Question

Even, Odd, or Neither? Determine whether the function is even, odd, or neither. Then describe the symmetry.$$f(x)=x^{6}-2 x^{2}+3$$

Answer

**step1 Define Even and Odd Functions**

To determine if a function is even or odd, we evaluate the function at $$-x$$.
An even function satisfies $$f(-x) = f(x)$$. Its graph is symmetric with respect to the y-axis.
An odd function satisfies $$f(-x) = -f(x)$$. Its graph is symmetric with respect to the origin.
If neither of these conditions is met, the function is neither even nor odd.

**step2 Substitute -x into the Function**

We substitute $$-x$$ for $$x$$ in the given function $$f(x)=x^{6}-2 x^{2}+3$$ to find $$f(-x)$$.

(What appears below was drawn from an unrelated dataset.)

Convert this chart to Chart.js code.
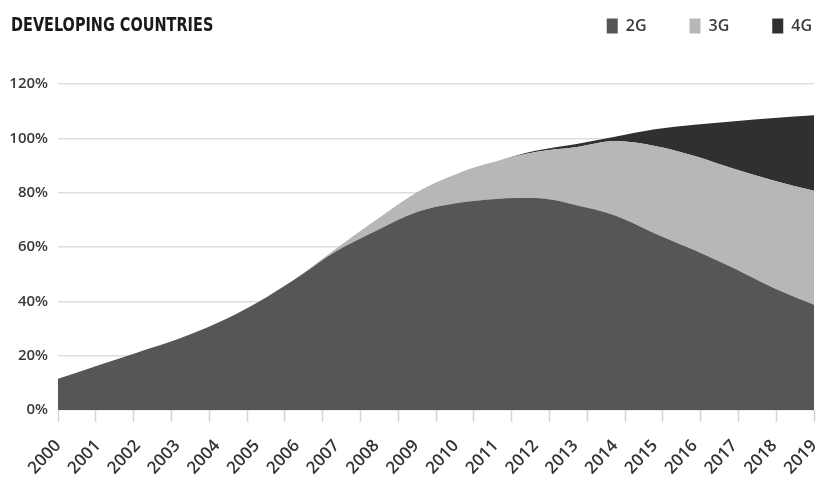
<!DOCTYPE html>
<html>
<head>
<meta charset="utf-8">
<script src="https://cdn.jsdelivr.net/npm/chart.js@4/dist/chart.umd.min.js"></script>
<style>
  html, body { margin: 0; padding: 0; background: #fff; }
  #wrap { position: relative; width: 818px; height: 481px; }
  #title {
    position: absolute; left: 11px; top: 13px;
    font-family: "Liberation Sans Narrow", "DejaVu Sans Condensed", "Liberation Sans", sans-serif;
    font-stretch: condensed;
    font-weight: bold; font-size: 19px; color: #1a1a1a;
    transform: scaleX(0.846); transform-origin: left top; white-space: nowrap;
  }
</style>
</head>
<body>
<div id="wrap">
  <canvas id="chart" width="818" height="481"></canvas>
  <div id="title">DEVELOPING COUNTRIES</div>
</div>
<script>
// Mobile subscriptions per 100 people, by network generation
const years = ['2000','2001','2002','2003','2004','2005','2006','2007','2008','2009',
               '2010','2011','2012','2013','2014','2015','2016','2017','2018','2019'];
const share2G = [11.5, 16.4, 21.2, 26.0, 32.0, 39.5, 48.6, 58.5, 66.0, 72.8,
                 76.1, 77.7, 78.0, 75.5, 71.6, 65.0, 58.8, 52.1, 44.8, 38.7];
const share3G = [0, 0, 0, 0, 0, 0, 0, 1.0, 4.0, 7.2,
                 10.7, 13.8, 17.0, 21.2, 27.4, 32.2, 34.7, 36.6, 39.6, 42.0];
const share4G = [0, 0, 0, 0, 0, 0, 0, 0, 0, 0,
                 0, 0, 0.4, 1.1, 1.6, 6.1, 11.5, 17.6, 23.1, 27.8];
const yTicks = [0, 20, 40, 60, 80, 100, 120];

const fontFamily = "'Open Sans', 'Noto Sans', sans-serif";

// Nudges the legend row up and right so it shares the title's line
const legendRow = {
  id: 'legendRow',
  afterLayout(chart) {
    const lg = chart.legend;
    if (!lg) return;
    lg.left += 41; lg.right += 41;
    lg.top -= 40; lg.bottom -= 40;
  }
};

function series(label, data, color) {
  return {
    label, data,
    xAxisID: 'x',
    yAxisID: 'y',
    backgroundColor: color,
    borderColor: 'rgba(0,0,0,0)',
    borderWidth: 0,
    pointRadius: 0,
    fill: label === '2G' ? 'origin' : '-1',
    cubicInterpolationMode: 'monotone'
  };
}

new Chart(document.getElementById('chart'), {
  type: 'line',
  data: {
    labels: years,
    datasets: [
      series('2G', share2G, '#565656'),
      series('3G', share3G, '#b7b7b7'),
      series('4G', share4G, '#303030')
    ]
  },
  plugins: [legendRow],
  options: {
    responsive: false,
    animation: false,
    layout: { padding: { left: 8, right: 4, top: 15, bottom: 2 } },
    plugins: {
      tooltip: { enabled: false },
      title: { display: false },
      legend: {
        position: 'top',
        align: 'end',
        labels: {
          boxWidth: 11, boxHeight: 15, padding: 43,
          color: '#3a3a3a',
          font: { family: fontFamily, size: 16, weight: '600' }
        }
      }
    },
    scales: {
      x: {
        type: 'category',
        position: 'bottom',
        weight: 1,
        offset: false,
        border: { display: false },
        grid: { display: false, drawTicks: false },
        afterFit(scale) { scale.paddingLeft = 0; scale.paddingRight = 0; scale.height = 57; },
        ticks: {
          autoSkip: false, maxRotation: 47, minRotation: 47,
          padding: 14, color: '#333',
          font: { family: fontFamily, size: 17, weight: '600' }
        }
      },
      xt: {
        type: 'linear',
        position: 'bottom',
        min: 0, max: 20,
        weight: 0,
        border: { display: false },
        grid: { drawOnChartArea: false, drawTicks: true, tickLength: 12, color: '#d4d4d4', tickWidth: 1.5 },
        ticks: { display: false, stepSize: 1 }
      },
      y: {
        stacked: true,
        min: 0, max: 120,
        afterBuildTicks(scale) { scale.ticks = yTicks.map(v => ({ value: v })); },
        afterFit(scale) { scale.width = 50; },
        border: { display: false },
        grid: { color: '#dedede', lineWidth: 1.5, drawTicks: false },
        ticks: {
          padding: 10, color: '#3a3a3a',
          font: { family: fontFamily, size: 15, weight: '600' },
          callback: v => v + '%'
        }
      }
    }
  }
});
</script>
</body>
</html>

$$f(-x) = (-x)^{6} - 2(-x)^{2} + 3$$

**step3 Simplify f(-x)**

Now we simplify the expression. Remember that an even power of a negative number results in a positive number ($$(-a)^n = a^n$$ if $$n$$ is even), and an odd power of a negative number results in a negative number ($$(-a)^n = -a^n$$ if $$n$$ is odd).

$$(-x)^{6} = x^{6}$$

$$(-x)^{2} = x^{2}$$

Substitute these back into the expression for $$f(-x)$$.

$$f(-x) = x^{6} - 2x^{2} + 3$$

**step4 Compare f(-x) with f(x)**

We compare the simplified $$f(-x)$$ with the original function $$f(x)$$.

$$f(x) = x^{6} - 2x^{2} + 3$$

$$f(-x) = x^{6} - 2x^{2} + 3$$

Since $$f(-x)$$ is exactly equal to $$f(x)$$, the function is even.

**step5 Describe the Symmetry**

Because the function is even, its graph is symmetric with respect to the y-axis.